En México, la percepción de inseguridad ciudadana se ubica en un 80%, a pesar que la mayoría de los delitos violentos se cometen hacia las regiones del Pacífico y el norte del país por la guerra declarada entre el Estado y los carteles de la droga. La capital: Ciudad de México, ha escapado de esto en parte, al ser una zona neutra entre estas dos facciones. En los últimos cinco años, el femicidio también ha crecido en esta región, no sólo en México, sino en otros países centroamericanos como Honduras, El Salvador y Guatemala. Donde un alarmante 45% de los asesinados son mujeres. Otro ejemplo es Colombia, que aún sufre los lastres de los más de cuarenta años de guerra contra la guerrilla, y sus ciudadanos perciben que el país es inseguro en un 42%.
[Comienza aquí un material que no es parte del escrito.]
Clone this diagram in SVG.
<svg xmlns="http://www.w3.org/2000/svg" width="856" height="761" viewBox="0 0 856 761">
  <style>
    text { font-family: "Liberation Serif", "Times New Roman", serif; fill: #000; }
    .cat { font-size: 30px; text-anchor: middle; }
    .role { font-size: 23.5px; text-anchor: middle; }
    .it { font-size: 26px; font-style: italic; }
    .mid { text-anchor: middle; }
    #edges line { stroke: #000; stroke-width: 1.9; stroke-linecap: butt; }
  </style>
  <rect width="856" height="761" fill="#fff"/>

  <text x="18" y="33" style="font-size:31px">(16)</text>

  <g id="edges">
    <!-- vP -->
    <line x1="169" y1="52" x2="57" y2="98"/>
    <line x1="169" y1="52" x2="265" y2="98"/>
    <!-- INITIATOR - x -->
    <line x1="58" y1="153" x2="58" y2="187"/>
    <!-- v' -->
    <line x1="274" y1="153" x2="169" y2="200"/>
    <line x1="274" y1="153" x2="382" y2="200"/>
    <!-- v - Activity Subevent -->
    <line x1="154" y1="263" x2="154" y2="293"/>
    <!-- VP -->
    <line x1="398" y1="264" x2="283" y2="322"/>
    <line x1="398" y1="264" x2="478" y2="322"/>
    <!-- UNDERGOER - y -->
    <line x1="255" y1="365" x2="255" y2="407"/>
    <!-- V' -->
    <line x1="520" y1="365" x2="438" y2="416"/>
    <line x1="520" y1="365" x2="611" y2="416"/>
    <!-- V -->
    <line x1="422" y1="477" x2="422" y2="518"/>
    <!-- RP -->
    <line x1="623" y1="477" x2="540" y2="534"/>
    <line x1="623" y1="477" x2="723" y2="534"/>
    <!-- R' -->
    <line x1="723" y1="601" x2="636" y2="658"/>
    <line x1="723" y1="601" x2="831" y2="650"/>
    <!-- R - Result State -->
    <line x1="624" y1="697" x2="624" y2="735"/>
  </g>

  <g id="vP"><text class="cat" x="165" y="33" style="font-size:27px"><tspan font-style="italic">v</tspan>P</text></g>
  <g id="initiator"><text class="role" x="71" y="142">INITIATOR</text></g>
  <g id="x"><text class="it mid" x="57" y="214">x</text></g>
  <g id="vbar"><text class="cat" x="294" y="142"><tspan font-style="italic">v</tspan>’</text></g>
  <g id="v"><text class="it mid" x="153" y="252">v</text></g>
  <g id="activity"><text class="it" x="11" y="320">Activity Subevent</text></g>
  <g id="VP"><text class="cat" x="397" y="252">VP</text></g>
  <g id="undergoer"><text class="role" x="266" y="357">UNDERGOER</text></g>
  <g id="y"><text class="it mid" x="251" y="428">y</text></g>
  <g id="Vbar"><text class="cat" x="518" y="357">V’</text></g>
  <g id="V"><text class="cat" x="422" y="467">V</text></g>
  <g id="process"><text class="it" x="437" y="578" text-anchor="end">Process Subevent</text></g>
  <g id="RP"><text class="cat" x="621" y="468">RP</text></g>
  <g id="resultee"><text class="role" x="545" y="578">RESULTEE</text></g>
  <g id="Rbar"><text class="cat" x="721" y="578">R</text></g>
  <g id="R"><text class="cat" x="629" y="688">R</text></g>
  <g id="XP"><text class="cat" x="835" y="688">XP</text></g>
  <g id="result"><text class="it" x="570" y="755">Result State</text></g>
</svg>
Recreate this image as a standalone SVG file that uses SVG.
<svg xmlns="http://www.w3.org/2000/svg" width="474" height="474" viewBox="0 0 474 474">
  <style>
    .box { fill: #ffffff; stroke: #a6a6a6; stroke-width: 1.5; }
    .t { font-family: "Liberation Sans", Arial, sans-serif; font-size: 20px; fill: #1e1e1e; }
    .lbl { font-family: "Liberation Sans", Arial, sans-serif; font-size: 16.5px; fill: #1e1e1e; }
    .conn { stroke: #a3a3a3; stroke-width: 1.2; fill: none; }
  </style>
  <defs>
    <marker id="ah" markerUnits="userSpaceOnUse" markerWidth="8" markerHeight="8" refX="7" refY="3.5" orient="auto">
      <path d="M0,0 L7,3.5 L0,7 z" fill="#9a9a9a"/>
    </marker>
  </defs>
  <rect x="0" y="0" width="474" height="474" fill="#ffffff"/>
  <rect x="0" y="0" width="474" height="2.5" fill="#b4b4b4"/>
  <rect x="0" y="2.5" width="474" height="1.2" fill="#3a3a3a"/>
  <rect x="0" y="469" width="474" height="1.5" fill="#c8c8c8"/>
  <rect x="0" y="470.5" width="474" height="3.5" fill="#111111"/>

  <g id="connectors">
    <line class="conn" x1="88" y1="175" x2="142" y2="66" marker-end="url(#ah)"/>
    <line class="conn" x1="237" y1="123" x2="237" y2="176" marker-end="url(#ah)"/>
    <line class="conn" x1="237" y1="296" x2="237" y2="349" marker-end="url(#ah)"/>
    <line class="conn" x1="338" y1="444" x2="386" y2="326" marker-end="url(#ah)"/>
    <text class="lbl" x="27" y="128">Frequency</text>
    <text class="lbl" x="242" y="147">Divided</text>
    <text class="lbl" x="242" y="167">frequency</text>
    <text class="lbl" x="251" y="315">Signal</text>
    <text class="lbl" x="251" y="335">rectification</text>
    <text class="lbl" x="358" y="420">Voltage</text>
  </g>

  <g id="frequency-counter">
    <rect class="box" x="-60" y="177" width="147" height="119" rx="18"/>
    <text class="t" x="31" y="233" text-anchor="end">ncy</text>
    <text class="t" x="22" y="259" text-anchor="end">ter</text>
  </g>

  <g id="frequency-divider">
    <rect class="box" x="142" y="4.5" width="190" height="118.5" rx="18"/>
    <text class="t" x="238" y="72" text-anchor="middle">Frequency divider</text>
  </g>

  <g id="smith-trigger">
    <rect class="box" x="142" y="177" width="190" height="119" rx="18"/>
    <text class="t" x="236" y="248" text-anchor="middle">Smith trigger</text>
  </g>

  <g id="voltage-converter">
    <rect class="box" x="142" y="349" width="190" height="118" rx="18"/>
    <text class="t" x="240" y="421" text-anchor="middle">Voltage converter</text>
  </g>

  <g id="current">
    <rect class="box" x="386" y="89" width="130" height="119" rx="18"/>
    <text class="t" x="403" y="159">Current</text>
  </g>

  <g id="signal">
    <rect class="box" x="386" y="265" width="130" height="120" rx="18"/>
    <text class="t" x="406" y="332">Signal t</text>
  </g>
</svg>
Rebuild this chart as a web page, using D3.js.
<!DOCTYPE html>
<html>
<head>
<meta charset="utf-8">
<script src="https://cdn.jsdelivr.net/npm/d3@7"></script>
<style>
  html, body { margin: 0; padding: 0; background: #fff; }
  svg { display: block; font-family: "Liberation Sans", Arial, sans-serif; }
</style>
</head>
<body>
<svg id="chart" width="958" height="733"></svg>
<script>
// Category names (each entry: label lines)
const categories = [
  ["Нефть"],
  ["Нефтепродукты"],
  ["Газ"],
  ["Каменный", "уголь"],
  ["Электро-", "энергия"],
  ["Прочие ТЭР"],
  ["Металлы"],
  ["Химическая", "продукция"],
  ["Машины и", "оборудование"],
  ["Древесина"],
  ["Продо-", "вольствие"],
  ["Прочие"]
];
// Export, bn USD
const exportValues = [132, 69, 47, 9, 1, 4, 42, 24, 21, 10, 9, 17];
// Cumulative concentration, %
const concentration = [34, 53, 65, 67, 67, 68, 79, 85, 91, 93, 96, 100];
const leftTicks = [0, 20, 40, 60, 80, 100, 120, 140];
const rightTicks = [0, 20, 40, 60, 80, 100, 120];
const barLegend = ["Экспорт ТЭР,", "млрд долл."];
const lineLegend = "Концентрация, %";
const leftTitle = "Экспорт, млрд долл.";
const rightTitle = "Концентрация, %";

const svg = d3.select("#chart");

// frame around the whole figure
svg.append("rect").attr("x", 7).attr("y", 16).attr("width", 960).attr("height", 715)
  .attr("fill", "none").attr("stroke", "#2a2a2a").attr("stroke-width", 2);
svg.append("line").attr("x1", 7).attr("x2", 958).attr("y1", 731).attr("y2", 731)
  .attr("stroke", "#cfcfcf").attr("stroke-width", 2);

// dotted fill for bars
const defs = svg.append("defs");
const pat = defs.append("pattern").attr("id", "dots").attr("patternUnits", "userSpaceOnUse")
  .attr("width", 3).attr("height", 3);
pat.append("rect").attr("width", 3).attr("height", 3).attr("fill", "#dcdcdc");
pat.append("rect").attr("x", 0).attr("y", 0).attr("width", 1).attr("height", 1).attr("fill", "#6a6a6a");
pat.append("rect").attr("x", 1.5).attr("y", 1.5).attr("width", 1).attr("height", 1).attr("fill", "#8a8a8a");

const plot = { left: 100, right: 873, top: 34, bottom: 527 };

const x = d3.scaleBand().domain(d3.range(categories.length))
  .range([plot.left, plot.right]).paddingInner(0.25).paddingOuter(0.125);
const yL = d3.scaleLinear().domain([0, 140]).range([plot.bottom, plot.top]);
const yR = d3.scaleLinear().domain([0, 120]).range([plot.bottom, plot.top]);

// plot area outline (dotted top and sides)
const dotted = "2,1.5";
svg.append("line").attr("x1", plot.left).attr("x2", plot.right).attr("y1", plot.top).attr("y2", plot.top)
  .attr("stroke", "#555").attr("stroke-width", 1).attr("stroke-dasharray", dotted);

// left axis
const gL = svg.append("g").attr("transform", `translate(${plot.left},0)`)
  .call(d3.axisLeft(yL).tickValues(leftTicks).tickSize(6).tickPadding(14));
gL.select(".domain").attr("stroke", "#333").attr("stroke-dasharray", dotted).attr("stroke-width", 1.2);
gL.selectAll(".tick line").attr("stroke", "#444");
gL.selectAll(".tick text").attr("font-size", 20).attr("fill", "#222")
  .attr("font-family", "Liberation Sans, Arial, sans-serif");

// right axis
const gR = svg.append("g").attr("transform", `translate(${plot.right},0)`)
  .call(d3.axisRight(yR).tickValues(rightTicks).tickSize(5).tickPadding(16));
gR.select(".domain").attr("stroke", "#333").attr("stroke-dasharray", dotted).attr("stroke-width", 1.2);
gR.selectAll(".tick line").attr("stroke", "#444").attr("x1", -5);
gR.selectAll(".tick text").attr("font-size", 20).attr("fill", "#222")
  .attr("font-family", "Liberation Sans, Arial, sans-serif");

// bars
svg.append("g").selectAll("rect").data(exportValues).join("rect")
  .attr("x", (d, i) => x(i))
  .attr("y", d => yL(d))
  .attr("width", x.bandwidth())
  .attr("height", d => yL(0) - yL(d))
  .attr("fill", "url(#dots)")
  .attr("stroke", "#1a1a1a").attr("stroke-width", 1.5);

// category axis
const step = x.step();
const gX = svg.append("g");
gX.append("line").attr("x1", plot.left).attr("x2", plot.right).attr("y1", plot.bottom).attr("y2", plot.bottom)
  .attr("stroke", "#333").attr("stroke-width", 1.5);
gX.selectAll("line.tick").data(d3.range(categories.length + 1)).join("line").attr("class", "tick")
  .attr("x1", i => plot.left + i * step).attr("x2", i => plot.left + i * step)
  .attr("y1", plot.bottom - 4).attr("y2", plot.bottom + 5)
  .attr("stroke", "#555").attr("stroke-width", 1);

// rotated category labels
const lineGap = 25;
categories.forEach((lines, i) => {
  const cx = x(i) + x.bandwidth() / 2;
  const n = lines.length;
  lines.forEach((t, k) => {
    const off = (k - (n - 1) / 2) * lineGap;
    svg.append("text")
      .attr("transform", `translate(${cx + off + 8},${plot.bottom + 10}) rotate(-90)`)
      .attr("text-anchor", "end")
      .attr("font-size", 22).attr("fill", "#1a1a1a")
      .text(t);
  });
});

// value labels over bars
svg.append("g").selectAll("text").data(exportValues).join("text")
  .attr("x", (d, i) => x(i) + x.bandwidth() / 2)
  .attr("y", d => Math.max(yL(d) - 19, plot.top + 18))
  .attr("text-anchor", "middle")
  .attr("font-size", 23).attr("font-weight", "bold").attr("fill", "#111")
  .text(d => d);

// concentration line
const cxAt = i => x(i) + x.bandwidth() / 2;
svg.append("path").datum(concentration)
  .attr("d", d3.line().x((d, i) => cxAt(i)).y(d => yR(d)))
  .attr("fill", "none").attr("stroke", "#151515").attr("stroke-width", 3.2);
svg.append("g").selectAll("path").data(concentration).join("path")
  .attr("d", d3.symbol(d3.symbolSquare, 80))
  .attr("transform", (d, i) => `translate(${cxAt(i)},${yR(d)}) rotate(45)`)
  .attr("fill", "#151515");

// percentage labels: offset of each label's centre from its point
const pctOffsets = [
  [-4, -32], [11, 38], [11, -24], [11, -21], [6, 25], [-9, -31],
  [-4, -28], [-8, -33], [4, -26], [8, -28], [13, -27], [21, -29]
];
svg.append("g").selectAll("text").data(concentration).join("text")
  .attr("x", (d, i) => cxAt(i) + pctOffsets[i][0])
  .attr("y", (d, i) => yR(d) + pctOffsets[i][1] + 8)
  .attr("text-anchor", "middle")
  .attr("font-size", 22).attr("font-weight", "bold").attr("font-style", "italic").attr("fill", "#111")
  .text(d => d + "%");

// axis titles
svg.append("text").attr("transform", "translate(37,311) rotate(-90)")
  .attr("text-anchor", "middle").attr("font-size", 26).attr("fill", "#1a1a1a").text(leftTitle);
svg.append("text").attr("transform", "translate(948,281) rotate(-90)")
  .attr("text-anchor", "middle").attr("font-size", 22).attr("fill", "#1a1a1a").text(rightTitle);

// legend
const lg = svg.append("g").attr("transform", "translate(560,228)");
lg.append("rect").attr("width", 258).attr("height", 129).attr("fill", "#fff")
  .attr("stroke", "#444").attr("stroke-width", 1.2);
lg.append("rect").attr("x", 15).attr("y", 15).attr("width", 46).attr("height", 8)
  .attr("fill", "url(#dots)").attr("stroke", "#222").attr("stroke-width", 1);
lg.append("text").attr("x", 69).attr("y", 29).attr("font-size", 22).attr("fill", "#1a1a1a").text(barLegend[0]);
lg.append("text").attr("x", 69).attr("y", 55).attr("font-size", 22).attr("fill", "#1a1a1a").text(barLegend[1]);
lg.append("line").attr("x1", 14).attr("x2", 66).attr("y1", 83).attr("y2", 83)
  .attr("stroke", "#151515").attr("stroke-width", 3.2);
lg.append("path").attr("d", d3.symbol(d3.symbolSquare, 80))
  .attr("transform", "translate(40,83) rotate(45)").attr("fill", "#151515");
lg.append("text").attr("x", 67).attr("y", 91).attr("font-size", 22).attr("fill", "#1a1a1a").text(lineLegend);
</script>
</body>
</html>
En Venezuela, los números están por sobre toda media. El Consejo Ciudadano para la Seguridad Pública y la Justicia Penal de México, en 2017 nombró a Caracas la “ciudad más violenta del mundo”: durante 2016 se registraron, cada mes, 130,35 asesinatos por cada cien mil habitantes. Entre las diez primeras ciudades del ranking global figuran otras tres venezolanas: Maturín, Guayana y Valencia.  Es algo que se repite tanto en los medios de comunicación locales e internacionales:  la mayoría de los venezolanos no conocemos el concepto de seguridad ciudadana. Nos sentimos extraños al emigrar a otros países y observar el tratamiento legal y cívico de sus ciudadanos ante un crimen o una falta en las leyes. Ese sentido de adaptabilidad al hecho de que la vida de uno no corre tanto peligro, tarda en asentarse dentro de nuestra paranoia bolivariana. Todo esto pasa por un cambio en la percepción. En dejar de sentirse pájaro de mar por tierra.

Recuerdo la primera vez que me robaron. Vivía en el centro de Caracas y tenía quince años. Desde el colegio donde estudiaba bachillerato hasta mi casa habían unas veinte cuadras. En un punto intermedio de la ruta que siempre tomaba estaba la plaza La Concordia, conocida por albergar a microtraficantes de droga. Siempre que pasaba por ahí, activaba mis cinco sentidos al máximo. Iba solo al colegio desde los doce años, un logro en la construcción liberal que nos da la adolescencia. Pero ese día, mi libertad se fue por el caño: un par de rateros me atraparon al lado de una jardinera y con puñal en mano me pidieron todo lo que llevaba encima. No me quitaron los zapatos porque negocié mi dignidad: “son los únicos que tengo para ir a clases”, les dije. Desde ese día, cada vez que caminaba por esa plaza, sentía un hormigueo en la boca del estómago. Un hormigueo que nunca se fue. Eso que todos llamamos miedo.  Un hormigueo que aparece y desaparece, según nuestras percepciones. Así como yo me siento tranquilo caminando por San Juan a las nueve de la noche mientras llego del trabajo, no olvido lo que me dijo mi casero el día que me arrendó el departamento: “esto es tranquilo. Sin embargo, le recomiendo no salir tan tarde por ahí. Los demonios están en todos lados y vienen en diferentes formas”.